Copy all lines below containing "this".
▼▼▼
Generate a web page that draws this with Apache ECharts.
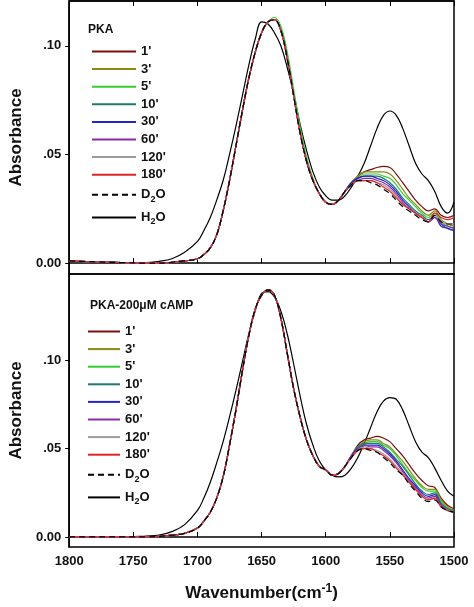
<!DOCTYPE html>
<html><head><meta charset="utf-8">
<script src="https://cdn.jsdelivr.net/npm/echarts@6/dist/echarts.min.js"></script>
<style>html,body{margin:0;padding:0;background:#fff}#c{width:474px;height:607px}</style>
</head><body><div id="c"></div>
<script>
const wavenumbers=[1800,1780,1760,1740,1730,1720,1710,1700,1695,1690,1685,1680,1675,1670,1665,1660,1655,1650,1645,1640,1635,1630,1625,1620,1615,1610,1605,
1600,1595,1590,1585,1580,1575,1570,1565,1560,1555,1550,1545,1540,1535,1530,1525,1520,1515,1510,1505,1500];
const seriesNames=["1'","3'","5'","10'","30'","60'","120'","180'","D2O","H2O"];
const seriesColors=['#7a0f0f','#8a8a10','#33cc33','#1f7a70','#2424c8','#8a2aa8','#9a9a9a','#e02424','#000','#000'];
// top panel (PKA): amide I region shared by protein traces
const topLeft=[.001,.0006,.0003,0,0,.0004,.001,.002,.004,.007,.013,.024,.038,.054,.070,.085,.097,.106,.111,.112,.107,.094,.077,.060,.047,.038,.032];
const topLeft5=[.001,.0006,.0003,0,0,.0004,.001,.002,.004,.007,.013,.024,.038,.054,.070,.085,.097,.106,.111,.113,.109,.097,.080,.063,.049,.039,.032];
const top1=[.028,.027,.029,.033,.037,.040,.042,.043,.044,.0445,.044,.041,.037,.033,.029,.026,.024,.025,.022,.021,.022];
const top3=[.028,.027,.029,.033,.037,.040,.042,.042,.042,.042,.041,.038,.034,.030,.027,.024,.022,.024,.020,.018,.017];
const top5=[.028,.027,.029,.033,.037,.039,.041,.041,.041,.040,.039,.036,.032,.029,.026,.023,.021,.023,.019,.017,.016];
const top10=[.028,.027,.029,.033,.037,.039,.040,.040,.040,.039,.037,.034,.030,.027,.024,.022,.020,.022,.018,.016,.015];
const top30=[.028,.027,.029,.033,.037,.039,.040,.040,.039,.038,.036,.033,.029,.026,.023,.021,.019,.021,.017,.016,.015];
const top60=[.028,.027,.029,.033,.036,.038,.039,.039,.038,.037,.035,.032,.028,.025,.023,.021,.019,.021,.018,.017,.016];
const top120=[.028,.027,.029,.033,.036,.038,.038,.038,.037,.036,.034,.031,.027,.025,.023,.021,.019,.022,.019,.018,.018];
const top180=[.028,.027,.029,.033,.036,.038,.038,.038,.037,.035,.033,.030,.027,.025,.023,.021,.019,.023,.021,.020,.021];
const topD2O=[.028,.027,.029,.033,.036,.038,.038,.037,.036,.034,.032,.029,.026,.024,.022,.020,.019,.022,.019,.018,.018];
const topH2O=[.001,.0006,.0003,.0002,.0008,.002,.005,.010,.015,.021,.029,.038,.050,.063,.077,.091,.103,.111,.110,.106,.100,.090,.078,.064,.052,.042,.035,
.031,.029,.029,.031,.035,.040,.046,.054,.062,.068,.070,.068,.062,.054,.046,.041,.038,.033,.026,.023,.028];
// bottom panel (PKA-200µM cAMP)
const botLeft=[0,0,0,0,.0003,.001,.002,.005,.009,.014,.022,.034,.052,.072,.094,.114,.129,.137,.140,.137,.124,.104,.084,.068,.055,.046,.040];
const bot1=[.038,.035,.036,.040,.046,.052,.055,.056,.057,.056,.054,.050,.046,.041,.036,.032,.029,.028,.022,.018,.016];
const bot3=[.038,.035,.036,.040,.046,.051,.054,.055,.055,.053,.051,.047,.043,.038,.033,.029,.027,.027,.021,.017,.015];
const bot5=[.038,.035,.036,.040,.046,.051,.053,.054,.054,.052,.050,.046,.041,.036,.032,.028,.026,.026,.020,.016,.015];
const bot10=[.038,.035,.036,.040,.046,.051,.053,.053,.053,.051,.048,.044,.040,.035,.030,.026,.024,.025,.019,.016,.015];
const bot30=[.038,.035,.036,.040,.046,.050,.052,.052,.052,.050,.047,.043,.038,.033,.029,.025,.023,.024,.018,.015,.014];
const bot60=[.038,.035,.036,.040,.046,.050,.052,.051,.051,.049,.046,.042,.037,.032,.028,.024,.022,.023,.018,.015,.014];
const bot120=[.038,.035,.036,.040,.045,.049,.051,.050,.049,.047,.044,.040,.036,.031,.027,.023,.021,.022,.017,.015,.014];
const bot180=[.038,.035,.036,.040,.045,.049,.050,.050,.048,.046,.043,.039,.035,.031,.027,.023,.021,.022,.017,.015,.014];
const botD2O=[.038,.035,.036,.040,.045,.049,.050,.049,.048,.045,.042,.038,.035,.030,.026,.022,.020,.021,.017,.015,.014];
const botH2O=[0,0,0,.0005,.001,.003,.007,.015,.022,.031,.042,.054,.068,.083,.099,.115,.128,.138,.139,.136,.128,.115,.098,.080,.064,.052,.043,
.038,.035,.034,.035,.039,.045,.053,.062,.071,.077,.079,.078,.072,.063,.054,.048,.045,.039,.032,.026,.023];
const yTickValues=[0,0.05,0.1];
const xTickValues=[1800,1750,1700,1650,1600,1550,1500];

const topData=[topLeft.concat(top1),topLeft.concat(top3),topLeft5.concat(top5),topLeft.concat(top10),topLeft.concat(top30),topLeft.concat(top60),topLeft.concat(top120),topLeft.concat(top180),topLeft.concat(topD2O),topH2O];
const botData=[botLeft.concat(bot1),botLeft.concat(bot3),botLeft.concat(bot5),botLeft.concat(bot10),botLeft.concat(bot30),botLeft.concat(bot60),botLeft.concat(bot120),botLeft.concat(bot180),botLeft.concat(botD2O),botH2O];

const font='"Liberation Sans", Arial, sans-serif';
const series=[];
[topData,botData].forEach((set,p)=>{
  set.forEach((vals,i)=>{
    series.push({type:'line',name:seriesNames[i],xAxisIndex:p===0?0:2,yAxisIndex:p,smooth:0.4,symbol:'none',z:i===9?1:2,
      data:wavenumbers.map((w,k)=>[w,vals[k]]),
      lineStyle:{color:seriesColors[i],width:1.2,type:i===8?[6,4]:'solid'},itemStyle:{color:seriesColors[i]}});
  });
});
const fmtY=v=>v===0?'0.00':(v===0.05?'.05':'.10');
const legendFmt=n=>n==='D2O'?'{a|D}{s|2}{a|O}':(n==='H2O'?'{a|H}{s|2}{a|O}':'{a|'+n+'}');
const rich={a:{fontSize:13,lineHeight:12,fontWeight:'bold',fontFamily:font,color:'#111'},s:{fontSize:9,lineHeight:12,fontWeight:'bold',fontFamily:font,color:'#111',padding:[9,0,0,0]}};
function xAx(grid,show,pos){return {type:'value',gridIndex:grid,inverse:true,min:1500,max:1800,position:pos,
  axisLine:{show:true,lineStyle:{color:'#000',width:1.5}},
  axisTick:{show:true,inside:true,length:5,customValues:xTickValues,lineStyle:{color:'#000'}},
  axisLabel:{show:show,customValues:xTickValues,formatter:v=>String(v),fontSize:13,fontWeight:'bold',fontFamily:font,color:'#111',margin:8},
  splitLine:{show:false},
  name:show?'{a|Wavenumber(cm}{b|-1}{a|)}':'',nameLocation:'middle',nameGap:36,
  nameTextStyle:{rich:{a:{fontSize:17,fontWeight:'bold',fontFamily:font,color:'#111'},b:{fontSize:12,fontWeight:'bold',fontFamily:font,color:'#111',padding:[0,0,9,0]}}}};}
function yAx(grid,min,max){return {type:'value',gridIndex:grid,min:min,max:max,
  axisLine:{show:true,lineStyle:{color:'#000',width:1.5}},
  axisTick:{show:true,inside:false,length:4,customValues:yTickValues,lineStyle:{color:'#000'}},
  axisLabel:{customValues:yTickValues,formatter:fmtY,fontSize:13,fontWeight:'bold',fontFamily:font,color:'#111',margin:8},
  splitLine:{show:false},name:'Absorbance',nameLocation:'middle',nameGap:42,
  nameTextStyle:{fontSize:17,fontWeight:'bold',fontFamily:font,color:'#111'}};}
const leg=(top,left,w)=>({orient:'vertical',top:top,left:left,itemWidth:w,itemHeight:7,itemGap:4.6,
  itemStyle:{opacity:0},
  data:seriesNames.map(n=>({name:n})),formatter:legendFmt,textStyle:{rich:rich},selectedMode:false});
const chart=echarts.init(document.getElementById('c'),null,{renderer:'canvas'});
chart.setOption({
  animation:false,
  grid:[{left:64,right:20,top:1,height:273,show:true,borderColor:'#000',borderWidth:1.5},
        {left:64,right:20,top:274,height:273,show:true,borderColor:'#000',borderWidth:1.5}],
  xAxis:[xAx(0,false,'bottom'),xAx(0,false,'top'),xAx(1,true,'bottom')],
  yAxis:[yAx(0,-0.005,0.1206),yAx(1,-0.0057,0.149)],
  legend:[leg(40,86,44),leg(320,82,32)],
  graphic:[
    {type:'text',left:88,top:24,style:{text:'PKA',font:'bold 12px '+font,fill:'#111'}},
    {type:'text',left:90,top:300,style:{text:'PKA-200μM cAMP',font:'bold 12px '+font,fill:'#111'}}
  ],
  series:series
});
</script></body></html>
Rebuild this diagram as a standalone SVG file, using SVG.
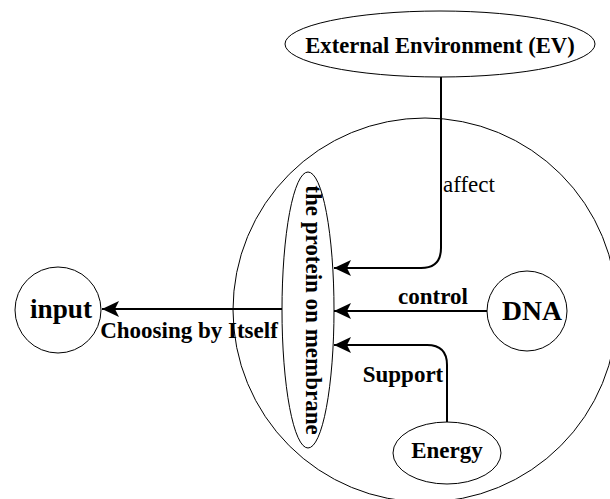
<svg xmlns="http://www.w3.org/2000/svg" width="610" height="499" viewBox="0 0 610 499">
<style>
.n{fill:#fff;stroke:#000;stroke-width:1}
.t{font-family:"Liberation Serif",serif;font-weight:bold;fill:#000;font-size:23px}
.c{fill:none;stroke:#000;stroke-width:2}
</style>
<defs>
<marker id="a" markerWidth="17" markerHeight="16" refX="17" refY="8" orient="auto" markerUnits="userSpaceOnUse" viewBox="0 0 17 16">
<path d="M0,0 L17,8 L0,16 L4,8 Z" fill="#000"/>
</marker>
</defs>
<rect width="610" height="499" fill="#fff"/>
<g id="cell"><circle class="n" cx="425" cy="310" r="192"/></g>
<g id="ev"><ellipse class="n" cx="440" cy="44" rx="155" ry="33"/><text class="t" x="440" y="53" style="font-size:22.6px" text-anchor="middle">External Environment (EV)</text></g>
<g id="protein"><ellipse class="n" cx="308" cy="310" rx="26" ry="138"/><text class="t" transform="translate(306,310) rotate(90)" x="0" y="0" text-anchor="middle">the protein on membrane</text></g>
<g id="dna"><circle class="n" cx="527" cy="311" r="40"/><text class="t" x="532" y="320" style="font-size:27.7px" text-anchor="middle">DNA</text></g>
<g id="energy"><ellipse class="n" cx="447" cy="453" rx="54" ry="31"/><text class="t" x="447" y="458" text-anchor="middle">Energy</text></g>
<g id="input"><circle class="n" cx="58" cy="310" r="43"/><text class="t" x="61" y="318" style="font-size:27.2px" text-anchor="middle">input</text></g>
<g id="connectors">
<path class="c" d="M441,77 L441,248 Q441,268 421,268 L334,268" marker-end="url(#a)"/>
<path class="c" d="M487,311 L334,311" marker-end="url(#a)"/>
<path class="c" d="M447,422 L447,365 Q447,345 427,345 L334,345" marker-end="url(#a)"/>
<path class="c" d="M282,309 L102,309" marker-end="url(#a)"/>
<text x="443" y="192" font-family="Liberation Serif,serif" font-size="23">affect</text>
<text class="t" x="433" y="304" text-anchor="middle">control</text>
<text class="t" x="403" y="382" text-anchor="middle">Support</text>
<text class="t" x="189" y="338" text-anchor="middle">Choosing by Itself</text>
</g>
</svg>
▲▲▲
Result of the exercise:
Generate a web page that draws this with Apache ECharts.
Rebuild this diagram as a standalone SVG file, using SVG.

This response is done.